Estimated Quarterly Taxes
Since the IRS doesn’t trust self-employed people to pay the money they owe at the end of the year, they prefer you pay in installments 4 times per year instead.
However, this can be frustrating because you need to pay your taxes in equal amounts based on your total earnings for the year. Since my Q4 earnings are way higher than my Q1 earnings, it’s hard to predict how much I’ll make in Q4 and pay taxes on that amount divided by 4 in April!
You can use Form 1040-ES to figure out your federal estimated tax.
The quarterly tax deadlines are as follows:
- April 15
- June 15
- September 15
- January 15 (of the following year)
If the 15th falls on a weekend, you have until the following Monday to pay your estimated taxes.

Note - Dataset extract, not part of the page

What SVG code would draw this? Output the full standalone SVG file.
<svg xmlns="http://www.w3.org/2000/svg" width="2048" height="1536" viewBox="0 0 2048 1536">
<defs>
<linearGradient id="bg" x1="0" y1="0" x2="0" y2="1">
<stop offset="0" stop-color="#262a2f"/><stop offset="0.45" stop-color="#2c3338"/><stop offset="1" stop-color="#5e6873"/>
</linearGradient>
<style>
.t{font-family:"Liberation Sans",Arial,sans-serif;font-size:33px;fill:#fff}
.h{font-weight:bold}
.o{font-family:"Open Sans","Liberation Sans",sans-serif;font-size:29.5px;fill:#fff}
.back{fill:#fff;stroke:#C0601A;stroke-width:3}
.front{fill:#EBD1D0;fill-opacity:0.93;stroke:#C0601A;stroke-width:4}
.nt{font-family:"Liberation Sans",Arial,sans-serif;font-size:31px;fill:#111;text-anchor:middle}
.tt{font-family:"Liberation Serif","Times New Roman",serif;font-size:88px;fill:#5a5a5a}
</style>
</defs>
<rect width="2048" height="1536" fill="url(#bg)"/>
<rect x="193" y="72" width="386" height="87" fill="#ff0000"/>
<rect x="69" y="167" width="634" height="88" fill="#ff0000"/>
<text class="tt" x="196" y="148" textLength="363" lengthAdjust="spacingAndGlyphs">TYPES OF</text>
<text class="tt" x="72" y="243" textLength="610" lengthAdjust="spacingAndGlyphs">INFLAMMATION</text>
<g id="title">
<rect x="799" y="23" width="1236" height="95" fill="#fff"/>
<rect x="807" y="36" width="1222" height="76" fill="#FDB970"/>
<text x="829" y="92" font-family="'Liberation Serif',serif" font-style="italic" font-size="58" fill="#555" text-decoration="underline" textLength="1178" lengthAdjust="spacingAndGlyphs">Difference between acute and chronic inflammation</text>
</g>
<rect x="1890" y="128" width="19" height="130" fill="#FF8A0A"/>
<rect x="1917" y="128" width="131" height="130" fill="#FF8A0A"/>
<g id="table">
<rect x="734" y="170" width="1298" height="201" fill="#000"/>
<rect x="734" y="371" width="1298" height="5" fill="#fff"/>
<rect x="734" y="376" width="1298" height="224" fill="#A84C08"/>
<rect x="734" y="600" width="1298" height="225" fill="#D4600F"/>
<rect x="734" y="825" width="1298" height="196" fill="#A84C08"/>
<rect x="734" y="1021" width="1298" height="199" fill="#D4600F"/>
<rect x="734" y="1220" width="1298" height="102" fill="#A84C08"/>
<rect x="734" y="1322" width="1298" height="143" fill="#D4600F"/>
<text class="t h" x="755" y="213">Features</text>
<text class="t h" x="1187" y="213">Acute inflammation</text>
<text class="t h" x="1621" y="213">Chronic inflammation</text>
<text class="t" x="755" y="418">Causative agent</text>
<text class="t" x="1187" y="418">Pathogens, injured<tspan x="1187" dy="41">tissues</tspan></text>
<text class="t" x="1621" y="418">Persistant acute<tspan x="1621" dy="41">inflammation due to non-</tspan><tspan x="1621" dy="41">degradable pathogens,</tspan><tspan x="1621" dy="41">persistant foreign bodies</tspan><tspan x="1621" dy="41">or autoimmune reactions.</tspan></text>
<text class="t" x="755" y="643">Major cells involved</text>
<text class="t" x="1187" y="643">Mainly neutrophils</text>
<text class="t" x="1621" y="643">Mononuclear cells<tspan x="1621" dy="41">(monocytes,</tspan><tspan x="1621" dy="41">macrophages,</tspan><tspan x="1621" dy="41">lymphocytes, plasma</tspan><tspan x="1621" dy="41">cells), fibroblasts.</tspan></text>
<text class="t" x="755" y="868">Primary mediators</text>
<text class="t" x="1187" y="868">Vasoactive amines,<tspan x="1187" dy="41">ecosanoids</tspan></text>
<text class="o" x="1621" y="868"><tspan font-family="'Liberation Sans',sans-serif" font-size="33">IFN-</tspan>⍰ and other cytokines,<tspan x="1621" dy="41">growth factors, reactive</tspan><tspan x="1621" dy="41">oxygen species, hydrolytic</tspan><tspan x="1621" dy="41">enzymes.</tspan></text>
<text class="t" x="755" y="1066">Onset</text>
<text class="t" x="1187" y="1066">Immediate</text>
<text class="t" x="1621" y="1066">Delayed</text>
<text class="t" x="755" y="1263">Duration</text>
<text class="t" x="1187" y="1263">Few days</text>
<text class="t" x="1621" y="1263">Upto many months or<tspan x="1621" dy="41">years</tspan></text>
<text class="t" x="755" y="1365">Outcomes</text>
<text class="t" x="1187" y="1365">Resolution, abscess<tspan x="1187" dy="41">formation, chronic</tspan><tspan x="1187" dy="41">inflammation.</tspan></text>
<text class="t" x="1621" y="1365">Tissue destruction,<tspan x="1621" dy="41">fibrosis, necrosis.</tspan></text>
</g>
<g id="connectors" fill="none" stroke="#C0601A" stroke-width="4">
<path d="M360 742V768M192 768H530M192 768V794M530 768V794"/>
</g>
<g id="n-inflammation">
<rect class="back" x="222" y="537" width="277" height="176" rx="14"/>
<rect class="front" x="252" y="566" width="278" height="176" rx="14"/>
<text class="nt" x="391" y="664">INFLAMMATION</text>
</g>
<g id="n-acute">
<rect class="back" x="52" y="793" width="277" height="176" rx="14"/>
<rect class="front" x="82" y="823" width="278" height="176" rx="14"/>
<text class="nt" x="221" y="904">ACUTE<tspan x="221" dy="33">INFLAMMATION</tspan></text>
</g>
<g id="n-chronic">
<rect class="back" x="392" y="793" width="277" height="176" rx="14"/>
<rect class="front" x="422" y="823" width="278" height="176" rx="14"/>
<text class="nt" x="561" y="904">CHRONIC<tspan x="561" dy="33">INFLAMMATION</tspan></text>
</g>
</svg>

Luckily you can pay these fairly easily online using IRS Direct Pay.
When filing your taxes for the year, you’ll need to fill out the Schedule SE form and the standard income tax Form 1040.
Be sure to read over the IRS official guide to Estimated Taxes.
You have to be very careful not to underpay your taxes because you might get hit with a penalty. To protect against this, opt to go with the safe harbor rule.
You can avoid an underpayment penalty if you pay at least 90% of the tax you owe for this current tax year, or 100% of the tax you owed during the previous tax year, if your adjusted gross income (AGI) was under $150,000 during the last year.
However, if your AGI was greater than $150k, then you need to pay 110% of the previous year’s tax during the current tax year to avoid a penalty.
Furthermore, if you file as married filing separately, the threshold drops down to just $75,000.
Lastly, if you expect to pay less than $1,000 in taxes, you don’t need to worry about underpayment and you can just pay your taxes at the end of the year.
State Estimated Taxes
Don’t Forget: Most states with income tax require you to pay Estimated Taxes, too! Check out the Estimated Tax laws for your individual state to make sure you pay those taxes in a timely manner.
Here are a few quick links to some states’ Estimated Tax guides:
Tax Write-Offs & Deductions for Bloggers
One of the benefits to forming an LLC is the ability to write off certain business expenses come tax time!
Most bloggers know that they can deduct expenses such as their hosting and domain name from their income, but there are actually a ton of other expenses you can deduct as a blogger.
Any expense that is necessary to your business can and should be deducted from your gross income.
I recently took out a Chase Ink Business Credit Card and this has helped me enormously in separating my business and personal expenses. I can simply export all my business transactions and pop them into my Financial Statement excel.
Here are a few common blogger write-offs to add to your list:
- Domain Name: Bought a domain? Renewed a domain? That’s a blogging expense to deduct!
- Web Hosting: Your monthly or yearly web hosting fees are deductible as a blogger.
- New Camera Equipment: Any new cameras or equipment used to run your blog as a business are deductible.
- Health Insurance: You can deduct the cost of health insurance as a self-employed blogger.
- Home Office: Be sure to take the home office deduction if you write your blog posts and do business from home.
- Internet and Phone Bills: Deduct some or all of the cost of your internet and phone bills related to business.
Filing taxes is never fun, but it must be done! I hope this guide to self-employed blog taxes was useful to you!